New City, on the other hand, I know very little about. I’ve seen some of the major places and glanced down a couple of side streets. I can tell you basically where in the world it is (like new heroine’s name, it’s a toss-up between two places, although this time they’re kind of close), but that’s about it. I don’t know when it was founded, or what happened even just a few weeks ago. All I know is what I’ve seen.

I like that. Not knowing is the best thing to have ever happened to my writing.



So the next time your Muse only gives you only a sentence or the name of a character, don’t complain about having writer’s block.
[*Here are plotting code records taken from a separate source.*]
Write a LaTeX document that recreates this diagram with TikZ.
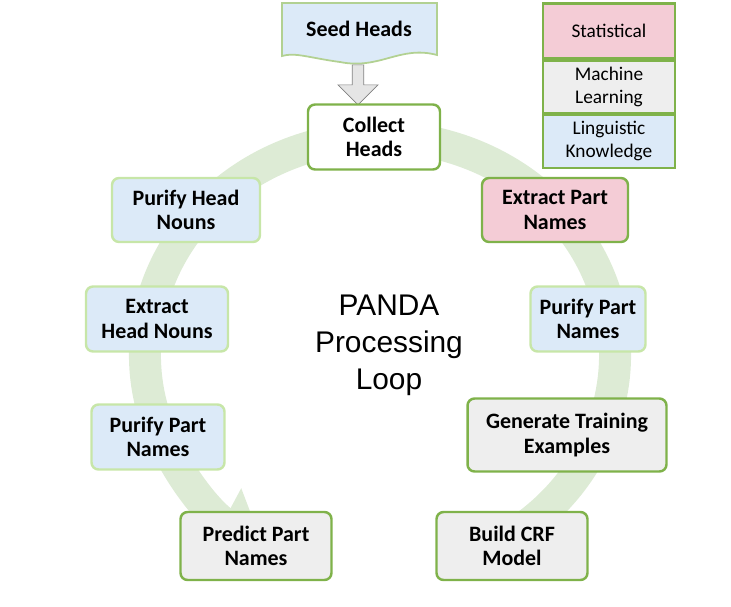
\documentclass[tikz,border=0pt]{standalone}
\usepackage{fontspec}
\setmainfont{Carlito}
\newfontfamily\arialfont{Liberation Sans}
\usetikzlibrary{arrows.meta,shapes.arrows}
\definecolor{ringgreen}{HTML}{DDEBD5}
\definecolor{boxgreen}{HTML}{7FB24A}
\definecolor{statpink}{HTML}{F4CCD6}
\definecolor{mlgray}{HTML}{EEEEEE}
\definecolor{lingblue}{HTML}{DCEAF8}
\definecolor{lightrim}{HTML}{C7E6A8}
\begin{document}
\begin{tikzpicture}[x=0.02cm,y=-0.02cm,
    pstep/.style={rectangle,rounded corners=4pt,draw=boxgreen,line width=1.4pt,align=center,
      font=\fontsize{12.5}{14}\selectfont\bfseries,inner sep=2pt},
    lingstep/.style={pstep,draw=lightrim,fill=lingblue},
    legend/.style={rectangle,draw=boxgreen,line width=1.2pt,align=center,minimum width=2.64cm,
      font=\fontsize{11}{13}\selectfont}]
  \useasboundingbox (0,0) rectangle (731,606);

  % loop ring
  \draw[ringgreen,line width=0.64cm,-{Triangle[length=0.9cm,width=1.5cm]}]
    (380,355) ++(72:235 and 218) arc[start angle=72,end angle=-240,x radius=235,y radius=218];

  % seed heads and arrow
  \draw[boxgreen!60,line width=1pt,fill=lingblue] (282,3) -- (437,3) -- (437,55)
    .. controls (400,45) and (380,70) .. (340,62) .. controls (310,58) and (295,52) .. (282,56) -- cycle;
  \node[font=\fontsize{12.5}{14}\selectfont\bfseries] (seed) at (359,29) {Seed Heads};
  \node[single arrow,shape border rotate=270,draw=gray,fill=gray!20,minimum height=0.8cm,
    minimum width=0.8cm,single arrow head extend=3pt,inner sep=1pt] (down) at (358,82) {};

  % steps
  \node[pstep,fill=white,minimum width=2.64cm,minimum height=1.3cm] (collect) at (374,137) {Collect\\Heads};
  \node[pstep,fill=statpink,minimum width=2.92cm,minimum height=1.28cm] (extract) at (555,210) {Extract Part\\Names};
  \node[lingstep,minimum width=2.3cm,minimum height=1.3cm] (purifyR) at (588,319) {Purify Part\\Names};
  \node[pstep,fill=mlgray,minimum width=3.98cm,minimum height=1.46cm] (train) at (567,435) {Generate Training\\Examples};
  \node[pstep,fill=mlgray,minimum width=3.02cm,minimum height=1.36cm] (crf) at (512,546) {Build CRF\\Model};
  \node[pstep,fill=mlgray,minimum width=3.02cm,minimum height=1.36cm] (predict) at (256,546) {Predict Part\\Names};
  \node[lingstep,minimum width=2.66cm,minimum height=1.3cm] (purifyL) at (158,437) {Purify Part\\Names};
  \node[lingstep,minimum width=2.84cm,minimum height=1.3cm] (headnouns) at (157,319) {Extract\\Head Nouns};
  \node[lingstep,minimum width=2.96cm,minimum height=1.28cm] (purifyH) at (186,210) {Purify Head\\Nouns};

  \node[font=\arialfont\fontsize{17}{21}\selectfont,align=center] (title) at (389,345) {PANDA\\Processing\\Loop};

  % legend
  \node[legend,fill=statpink,minimum height=1.1cm] (stat) at (609,31) {Statistical};
  \node[legend,fill=mlgray,minimum height=1.04cm,anchor=north] (ml) at (stat.south) {Machine\\Learning};
  \node[legend,fill=lingblue,minimum height=1.06cm,anchor=north] (ling) at (ml.south) {Linguistic\\Knowledge};
\end{tikzpicture}
\end{document}
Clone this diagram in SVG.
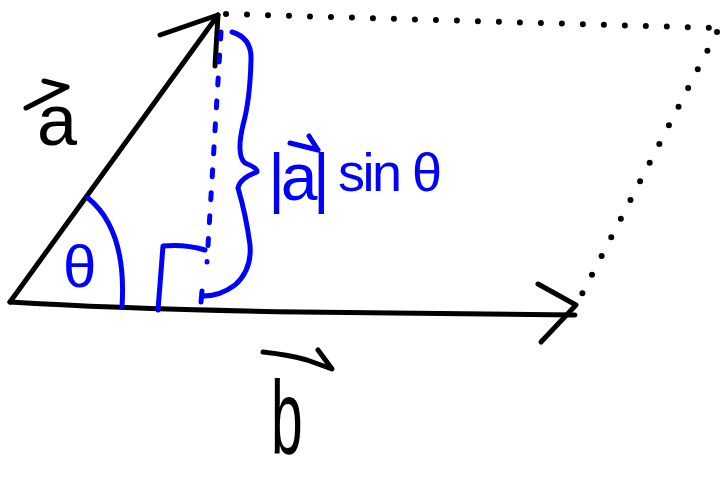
<svg xmlns="http://www.w3.org/2000/svg" width="720" height="477" viewBox="0 0 720 477">
<style>
.k{fill:none;stroke:#000;stroke-width:5;stroke-linecap:round;stroke-linejoin:round}
.bl{fill:none;stroke:#0000ff;stroke-width:5;stroke-linecap:round;stroke-linejoin:round}
.dot{fill:none;stroke:#000;stroke-width:6;stroke-linecap:round;stroke-dasharray:0 21}
.bdot{fill:none;stroke:#0000ff;stroke-width:5;stroke-linecap:round;stroke-dasharray:7 16}
.tk{font-family:"Liberation Sans",Arial,sans-serif;fill:#000}
.tb{font-family:"Liberation Sans",Arial,sans-serif;fill:#0000ff}
</style>
<rect width="720" height="477" fill="#fff"/>
<g id="connectors">
<g id="vector-a">
<path class="k" d="M10,302 L218,15"/>
<path class="k" d="M160,35 L218,15 L215,66"/>
</g>
<g id="vector-b">
<path class="k" d="M10,302 Q120,309 300,312 L575,315"/>
<path class="k" d="M538,284 L576,305 L541,342"/>
</g>
<path id="top-dotted" class="dot" d="M226,14 L716,28"/>
<path id="right-dotted" class="dot" d="M717,32 L580,298"/>
<path id="height-dotted" class="bdot" d="M221,32 L207,262"/>
</g>
<g id="angle-theta">
<path class="bl" d="M88,198 Q127,230 122,307"/>
<text class="tb" x="63" y="287" font-size="60">θ</text>
</g>
<g id="right-angle">
<path class="bl" d="M158,310 L163,246 Q185,244 205,250"/>
</g>
<g id="brace">
<path class="bl" d="M232,32 Q252,38 251,60 Q250,100 243,125 Q236,155 245,163 Q258,168 257,172 Q240,178 238,188 Q246,215 250,245 Q252,270 235,285 Q220,296 204,296 M202,291 L201,302"/>
</g>
<g id="label-a">
<path class="k" d="M44,81 L67,87 L26,108"/>
<text class="tk" x="37" y="145" font-size="72">a</text>
</g>
<g id="label-b">
<path class="k" d="M263,352 Q290,355 307,360 L332,369 L318,350"/>
<text class="tk" transform="translate(271,453) scale(0.6,1.1)" font-size="95">b</text>
</g>
<g id="label-height">
<text class="tb" x="268" y="200" font-size="66" textLength="62" lengthAdjust="spacing">|a|</text>
<text class="tb" x="338" y="191" font-size="54" textLength="104" lengthAdjust="spacing">sin θ</text>
<path class="bl" d="M290,143 L318,150 M309,136 L318,150"/>
</g>
</svg>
Don’t scream and demand it give you more information.

Instead, go to your favorite place to write, kick up your feet, and run with that spark your Muse has given you. It’s your job to turn that spark into a roaring fire, not theirs. And who knows? Maybe that little spark will be the best thing ever to have happened to your writing, too.

P.S. My shirt today is really yellow. It looked regular yellow in the store, but when I put it on this morning it was like WHOA yellow. Just thought you all should know.